The trip of Prime Minister carries significance for the India-US relationship of the coming decades.

Fact factory:

Fourth visit to US after becoming PM

  • This is Modi's fourth visit to the US since he took over as PM in 2014.
  • His first visit had come months after he had assumed office, for a UN session.
  • The second visit had been a state visit that included a meeting with Obama at the White House.
  • The third visit had come in April, when he attended the Nuclear Security Summit.

Bilateral meeting with Obama:

  • The Prime Minsiter will hold bilateral meeting with Obama.
  • The meeting will be followed by a lunch at the White House on Tuesday.
  • This will be the sixth meeting between the two leaders.

Modi to address joint session of US Congress:

  • Walking on the footsteps of former Indian Prime Minister Rajiv Gandhi, who was the first Indian PM to address a joint session of US Congress, Modi will become the fifth Indian PM to do so.
  • Rajiv Gandhi addressed the joint session in 1985.
  • All PMs who have served a full term since have addressed the Congress — Narasimha Rao (1994), Atal Bihari Vajpayee (2000) and Manmohan Singh (2005).
  • However, Jawaharlal Nehru had addressed the House of Representatives in 1949.

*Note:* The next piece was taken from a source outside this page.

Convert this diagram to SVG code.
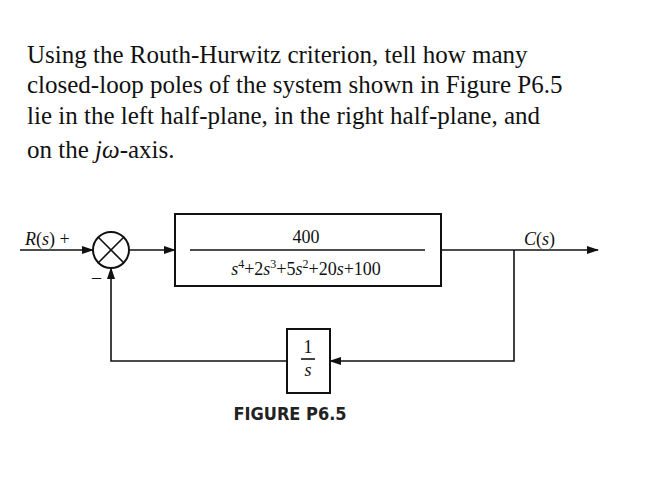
<svg xmlns="http://www.w3.org/2000/svg" width="654" height="480" viewBox="0 0 654 480">
<style>
.t{font-family:"Liberation Serif",serif;font-size:25px;fill:#111}
.d{font-family:"Liberation Serif",serif;font-size:18px;fill:#111}
.ln{stroke:#111;stroke-width:1.6;fill:none}
.bx{stroke:#111;stroke-width:2;fill:#fff}
</style>
<defs><marker id="a" markerWidth="12" markerHeight="8" refX="11" refY="4" orient="auto" markerUnits="userSpaceOnUse"><path d="M0,0L12,4L0,8z" fill="#111"/></marker></defs>
<rect width="654" height="480" fill="#fff"/>
<text class="t" x="27" y="63">Using the Routh-Hurwitz criterion, tell how many</text>
<text class="t" x="27" y="93">closed-loop poles of the system shown in Figure P6.5</text>
<text class="t" x="27" y="124">lie in the left half-plane, in the right half-plane, and</text>
<text class="t" x="27" y="158">on the <tspan font-style="italic">jω</tspan>-axis.</text>
<g id="connectors">
<path class="ln" d="M20,250H93" marker-end="url(#a)"/>
<path class="ln" d="M130,250H175" marker-end="url(#a)"/>
<path class="ln" d="M441,250H598" marker-end="url(#a)"/>
<path class="ln" d="M514,250V361H330" marker-end="url(#a)"/>
<path class="ln" d="M287,361H111V268" marker-end="url(#a)"/>
</g>
<g id="sum"><circle cx="111" cy="250" r="18" class="bx" stroke-width="1.6"/><path class="ln" d="M98.3,237.3L123.7,262.7M123.7,237.3L98.3,262.7"/>
<text class="d" font-family="Liberation Serif" x="25" y="245"><tspan font-style="italic">R</tspan>(<tspan font-style="italic">s</tspan>) +</text>
<text class="d" font-family="Liberation Serif" x="92" y="283" font-size="12">–</text></g>
<g id="plant"><rect class="bx" x="175" y="214" width="266" height="72"/>
<text class="d" font-family="Liberation Serif" x="306" y="243" text-anchor="middle">400</text>
<path class="ln" d="M190,250H425" stroke-width="1.2"/>
<text class="d" font-family="Liberation Serif" x="306" y="275" text-anchor="middle"><tspan font-style="italic">s</tspan><tspan font-size="12" dy="-7">4</tspan><tspan dy="7">+2</tspan><tspan font-style="italic">s</tspan><tspan font-size="12" dy="-7">3</tspan><tspan dy="7">+5</tspan><tspan font-style="italic">s</tspan><tspan font-size="12" dy="-7">2</tspan><tspan dy="7">+20</tspan><tspan font-style="italic">s</tspan>+100</text></g>
<text class="d" font-family="Liberation Serif" x="524" y="245"><tspan font-style="italic">C</tspan>(<tspan font-style="italic">s</tspan>)</text>
<g id="fb"><rect class="bx" x="287" y="329" width="43" height="64"/>
<text class="d" font-family="Liberation Serif" x="308" y="353" text-anchor="middle">1</text>
<path class="ln" d="M301,359H315" stroke-width="1.2"/>
<text class="d" font-family="Liberation Serif" x="308" y="376" text-anchor="middle" font-style="italic">s</text></g>
<text x="290" y="420" text-anchor="middle" font-family="'DejaVu Sans Condensed','Liberation Sans Narrow',sans-serif" font-weight="bold" font-size="18" fill="#222">FIGURE P6.5</text>
</svg>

Likely to meet Democrats and Republics:

Modi is likely to meet members from both the Democratic and Republican parties, as well as members of the teams of all major presidential hopefuls.

The NSG factor:

Modi's visit will be its attempts at a membership of the Nuclear Suppliers Group (NSG). While the US and a number of other countries support India's bid, it is extremely likely to face opposition from China, which has called for similar status to its 'all weather' ally Pakistan.